Den Antrag können Eltern stellen, deren elterliche Sorge weder entzogen noch ausgesetzt wurde. Der Antrag kann von den Antragstellern selbst eingereicht werden. In dem Fall müssen sich die Parteien nach polnischem Recht vor Gericht nicht durch einen Anwalt vertreten lassen. Die sachliche Zuständigkeit für solche Anträge hat das Bezirksgericht (sąd rejonowy) (Familien- und Jugendabteilung) als erste Instanz. Örtliche Zuständigkeit hat das Gericht des Ortes, an dem sich das Kind vorübergehend oder dauerhaft aufhält.

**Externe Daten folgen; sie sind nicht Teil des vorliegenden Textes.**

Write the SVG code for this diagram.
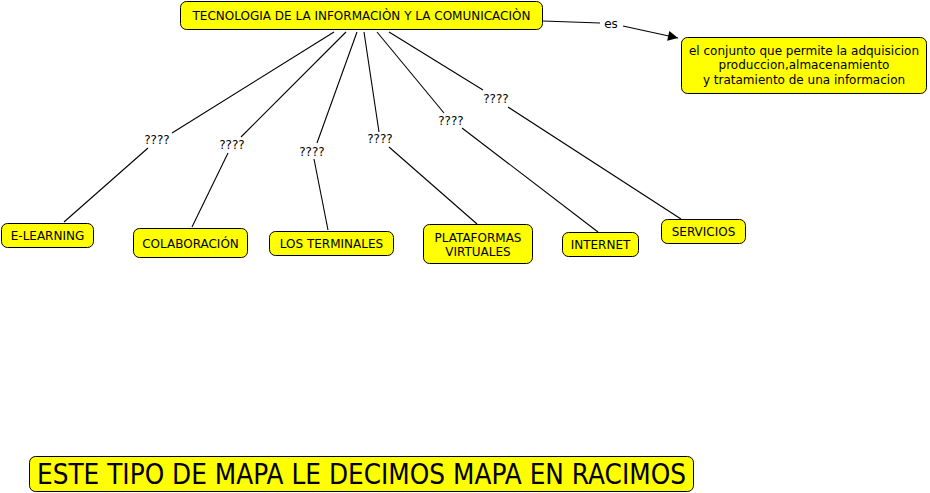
<svg xmlns="http://www.w3.org/2000/svg" width="930" height="493" viewBox="0 0 930 493">
<defs>
<style>
.box{fill:#ffff00;stroke:#000;stroke-width:1}
.t{font-family:"DejaVu Sans",Verdana,sans-serif;font-size:12px;fill:#000;text-anchor:middle}
.lbl{font-family:"DejaVu Sans",Verdana,sans-serif;font-size:12px;fill:#000;text-anchor:middle}
.ln{stroke:#000;stroke-width:1.1;fill:none}
</style>
<marker id="arr" viewBox="0 0 10 10" refX="10" refY="5" markerWidth="14" markerHeight="10" markerUnits="userSpaceOnUse" orient="auto">
<path d="M0,0 L10,5 L0,10 z" fill="#000"/>
</marker>
</defs>
<rect width="930" height="493" fill="#fff"/>
<g id="connectors">
<path class="ln" d="M334,32 L172,133"/><path class="ln" d="M148,148 L64,222"/>
<path class="ln" d="M346,32 L241,137"/><path class="ln" d="M228,153 L192,227"/>
<path class="ln" d="M357,32 L317,143"/><path class="ln" d="M314,159 L328,230"/>
<path class="ln" d="M364,32 L379,132"/><path class="ln" d="M389,147 L477,224"/>
<path class="ln" d="M377,32 L444,113"/><path class="ln" d="M462,128 L598,232"/>
<path class="ln" d="M389,32 L483,90"/><path class="ln" d="M508,107 L681,219"/>
<path class="ln" d="M543,21 L600,23"/>
<path class="ln" d="M623,26 L678,38" marker-end="url(#arr)"/>
<text class="lbl" x="611" y="28">es</text>
<text class="lbl" x="157" y="144">????</text>
<text class="lbl" x="232" y="149">????</text>
<text class="lbl" x="312" y="156">????</text>
<text class="lbl" x="380" y="143">????</text>
<text class="lbl" x="451" y="125">????</text>
<text class="lbl" x="496" y="103">????</text>
</g>
<g id="n-tic"><rect class="box" x="180.5" y="1.5" width="362" height="28" rx="6"/><text class="t" x="361.5" y="20">TECNOLOGIA DE LA INFORMACIÒN Y LA COMUNICACIÒN</text></g>
<g id="n-def"><rect class="box" x="681.5" y="37.5" width="245" height="56" rx="6"/><text class="t" x="804" y="54.5">el conjunto que permite la adquisicion</text><text class="t" x="804" y="68.5">produccion,almacenamiento</text><text class="t" x="804" y="83.5">y tratamiento de una informacion</text></g>
<g id="n-elearning"><rect class="box" x="1.5" y="223.5" width="92" height="24" rx="6"/><text class="t" x="47.5" y="240">E-LEARNING</text></g>
<g id="n-colab"><rect class="box" x="133.5" y="228.5" width="114" height="29" rx="6"/><text class="t" x="190.5" y="247.5">COLABORACIÓN</text></g>
<g id="n-term"><rect class="box" x="269.5" y="231.5" width="124" height="24" rx="6"/><text class="t" x="331.5" y="248">LOS TERMINALES</text></g>
<g id="n-plat"><rect class="box" x="423.5" y="224.5" width="109" height="39" rx="6"/><text class="t" x="478" y="241.5">PLATAFORMAS</text><text class="t" x="478" y="255.5">VIRTUALES</text></g>
<g id="n-internet"><rect class="box" x="562.5" y="232.5" width="76" height="24" rx="6"/><text class="t" x="600.5" y="249">INTERNET</text></g>
<g id="n-serv"><rect class="box" x="661.5" y="219.5" width="84" height="24" rx="6"/><text class="t" x="703.5" y="236">SERVICIOS</text></g>
<g id="n-bottom"><rect class="box" x="29.5" y="456.5" width="664" height="35" rx="6"/><text class="t" x="361.5" y="484" style="font-size:28px" textLength="649" lengthAdjust="spacingAndGlyphs">ESTE TIPO DE MAPA LE DECIMOS MAPA EN RACIMOS</text></g>
</svg>
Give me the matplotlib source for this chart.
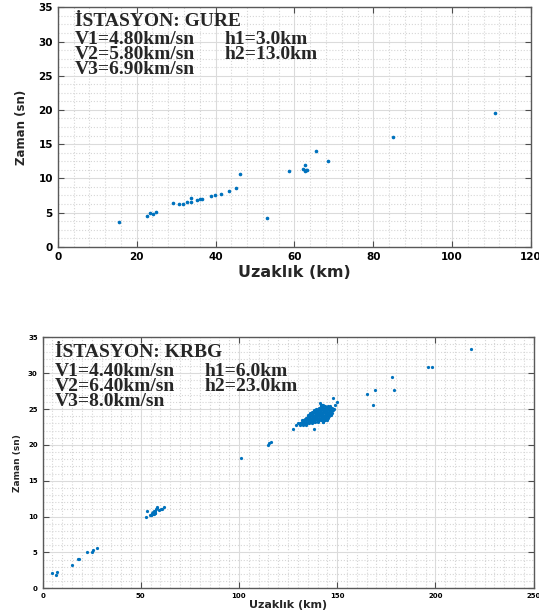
import numpy as np
import matplotlib
matplotlib.use("Agg")
import matplotlib.pyplot as plt
from matplotlib.ticker import MultipleLocator

# GURE istasyonu: uzaklik (km), zaman (sn)
gure_x = [15.5, 22.6, 23.4, 24.1, 24.9, 29.2, 30.7, 31.7, 32.7, 33.8, 33.8, 35.4, 36.0, 36.5,
          38.8, 39.9, 41.4, 43.3, 45.3, 46.3, 53.1, 58.7, 62.3, 62.8, 62.7, 63.0, 63.2, 65.6,
          68.5, 85.0, 110.8]
gure_y = [3.57, 4.53, 4.88, 4.83, 5.02, 6.34, 6.20, 6.24, 6.49, 7.17, 6.58, 6.83, 6.92, 7.02,
          7.46, 7.56, 7.70, 8.14, 8.53, 10.63, 4.15, 11.10, 11.30, 11.90, 11.00, 11.20, 11.25, 14.00,
          12.50, 16.10, 19.50]

# KRBG istasyonu: dagilmis noktalar
krbg_x = [4.6, 6.8, 7.2, 14.8, 18.2, 18.5, 22.8, 25.2, 25.8, 27.5,
          52.5, 53.3, 54.7, 55.2, 55.5, 56.0, 56.4, 56.7, 57.1, 57.4, 57.7, 58.1, 58.4, 59.4,
          60.1, 60.8, 61.6, 55.8, 56.2, 57.0, 56.6, 55.0, 56.8,
          101.0, 114.8, 115.4, 116.2,
          165.2, 169.2, 168.1, 179.1, 178.1, 196.1, 198.1, 218.1,
          127.3, 129.0, 130.2, 131.9, 138.3, 148.0, 149.7, 148.9, 146.4, 142.1, 141.2, 135.3,
          144.6, 142.9, 133.6, 146.3, 145.5]
krbg_y = [2.2, 1.85, 2.3, 3.3, 4.15, 4.05, 5.06, 5.06, 5.34, 5.62,
          9.9, 10.78, 10.27, 10.18, 10.46, 10.32, 10.55, 10.69, 10.46, 10.83, 11.0, 11.38, 11.15, 10.92,
          11.1, 11.0, 11.38, 10.4, 10.6, 10.5, 10.4, 10.2, 10.75,
          18.2, 20.0, 20.3, 20.45,
          27.05, 27.6, 25.6, 27.7, 29.5, 30.8, 30.9, 33.4,
          22.2, 22.8, 23.0, 23.4, 22.2, 26.5, 26.0, 25.6, 25.3, 25.6, 25.8, 24.2,
          23.5, 23.2, 23.0, 24.9, 25.3]

# KRBG yogun kume (satir satir okunan noktalar)
kume_y = [22.8, 23.0, 23.2, 23.4, 23.6, 23.8, 24.0, 24.2, 24.4, 24.6, 24.8, 25.0, 25.2, 25.4, 25.6]
kume_x = [
    [131.2, 132.6, 133.9],
    [131.0, 132.3, 133.5, 134.6, 135.8, 137.0],
    [131.9, 133.1, 134.2, 135.4, 136.5, 137.7, 138.9, 140.1, 142.8],
    [132.8, 133.9, 135.0, 136.2, 137.3, 138.4, 139.6, 140.8, 141.9, 143.6],
    [133.4, 134.6, 135.7, 136.8, 137.9, 139.1, 140.2, 141.4, 142.6, 143.5, 144.4],
    [134.0, 135.2, 136.3, 137.5, 138.6, 139.8, 140.9, 142.1, 143.2, 144.3, 145.2],
    [134.9, 136.0, 137.2, 138.3, 139.4, 140.6, 141.7, 142.9, 144.0, 145.1, 146.0],
    [135.4, 136.6, 137.8, 139.0, 140.1, 141.3, 142.5, 143.6, 144.7, 145.8, 146.6],
    [136.2, 137.4, 138.5, 139.6, 140.8, 141.9, 143.0, 144.2, 145.3, 146.4, 147.2],
    [137.0, 138.2, 139.3, 140.4, 141.6, 142.7, 143.8, 145.0, 146.1, 147.0],
    [138.0, 139.2, 140.3, 141.4, 142.6, 143.7, 144.8, 146.0, 147.1, 148.0],
    [139.0, 140.2, 141.4, 142.5, 143.7, 144.8, 146.0, 147.1, 148.2],
    [140.5, 141.7, 142.9, 144.1, 145.3, 146.5, 147.6],
    [141.5, 142.8, 144.0, 145.2, 146.5],
    [141.5, 142.8],
]

blue = "#0072BD"


def style_axes(ax, xmax, xmajor, xminor, ymajor, yminor, tick_fs):
    ax.set_xlim(0, xmax)
    ax.set_ylim(0, 35)
    ax.xaxis.set_major_locator(MultipleLocator(xmajor))
    ax.xaxis.set_minor_locator(MultipleLocator(xminor))
    ax.yaxis.set_major_locator(MultipleLocator(ymajor))
    ax.yaxis.set_minor_locator(MultipleLocator(yminor))
    ax.grid(which="major", color="0.86", linestyle="-", linewidth=0.8)
    ax.grid(which="minor", color="0.84", linestyle=":", linewidth=0.8)
    ax.set_axisbelow(True)
    ax.tick_params(which="both", direction="in", top=True, right=True, color="0.3",
                   labelsize=tick_fs, width=0.8)
    ax.tick_params(which="major", length=4)
    ax.tick_params(which="minor", length=0)
    for lab in ax.get_xticklabels() + ax.get_yticklabels():
        lab.set_fontweight("bold")
    for s in ax.spines.values():
        s.set_color("0.35")
        s.set_linewidth(1.0)


def info_text(ax, name, v1, v2, v3, h1, h2, xs, ys):
    kw = dict(transform=ax.transAxes, family="Liberation Serif", fontweight="bold",
              fontsize=14, color="0.15", va="baseline")
    ax.text(xs[0], ys[0], "İSTASYON: " + name, **kw)
    ax.text(xs[0], ys[1], "V1=" + v1 + "km/sn", **kw)
    ax.text(xs[0], ys[2], "V2=" + v2 + "km/sn", **kw)
    ax.text(xs[0], ys[3], "V3=" + v3 + "km/sn", **kw)
    ax.text(xs[1], ys[1], "h1=" + h1 + "km", **kw)
    ax.text(xs[1], ys[2], "h2=" + h2 + "km", **kw)


fig = plt.figure(figsize=(5.39, 6.16), dpi=100)

# ust panel - GURE
ax1 = fig.add_axes([0.1072, 0.5995, 0.878, 0.3886])
ax1.plot(gure_x, gure_y, ".", color=blue, ms=3.2)
style_axes(ax1, 120, 20, 4, 5, 1.25, 7.5)
ax1.set_xlabel("Uzaklık (km)", fontsize=11.5, fontweight="bold", color="0.15")
ax1.set_ylabel("Zaman (sn)", fontsize=8.5, fontweight="bold", color="0.15")
ax1.xaxis.set_label_coords(0.5, -0.075)
ax1.yaxis.set_label_coords(-0.062, 0.5)
info_text(ax1, "GURE", "4.80", "5.80", "6.90", "3.0", "13.0",
          [0.036, 0.353], [0.922, 0.847, 0.783, 0.72])

# alt panel - KRBG
ax2 = fig.add_axes([0.079, 0.045, 0.911, 0.4074])
cx = [x for row in kume_x for x in row]
cy = [y for y, row in zip(kume_y, kume_x) for _ in row]
ax2.plot(krbg_x + cx, krbg_y + cy, ".", color=blue, ms=2.6)
style_axes(ax2, 250, 50, 5, 5, 1, 5)
ax2.set_xlabel("Uzaklık (km)", fontsize=8, fontweight="bold", color="0.15")
ax2.set_ylabel("Zaman (sn)", fontsize=6.5, fontweight="bold", color="0.15")
ax2.xaxis.set_label_coords(0.5, -0.045)
ax2.yaxis.set_label_coords(-0.042, 0.5)
info_text(ax2, "KRBG", "4.40", "6.40", "8.0", "6.0", "23.0",
          [0.025, 0.33], [0.9215, 0.847, 0.786, 0.726])

fig.savefig("out.png", dpi=100)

4 Gelten für das vorübergehende Verbringen (z. B. Ferien, ärztliche Behandlung) dieselben Bestimmungen wie für das dauerhafte Verbringen? Bitte fügen Sie gegebenenfalls entsprechende Einwilligungsformulare bei.

Wie schon ausgeführt wurde, muss der andere Elternteil auch dann zustimmen, wenn das Kind nur kurzzeitig in ein anderes Land verbracht werden soll.

Formulare für die Einverständniserklärung zu dem (dauerhaften oder vorübergehenden) Verbringen eines Kindes ins Ausland gibt es in Polen nicht. Die Einwilligung kann formlos erteilt werden. Es empfiehlt sich aber eine schriftliche Erklärung, die in einem Verfahren zur Rückführung eines Kindes nach dem Haager Übereinkommen von 1980 als Beweismittel vorgelegt werden könnte. Bei der Erstellung einer Einverständniserklärung kann ein polnischer Anwalt, Rechtsberater oder Notar helfen.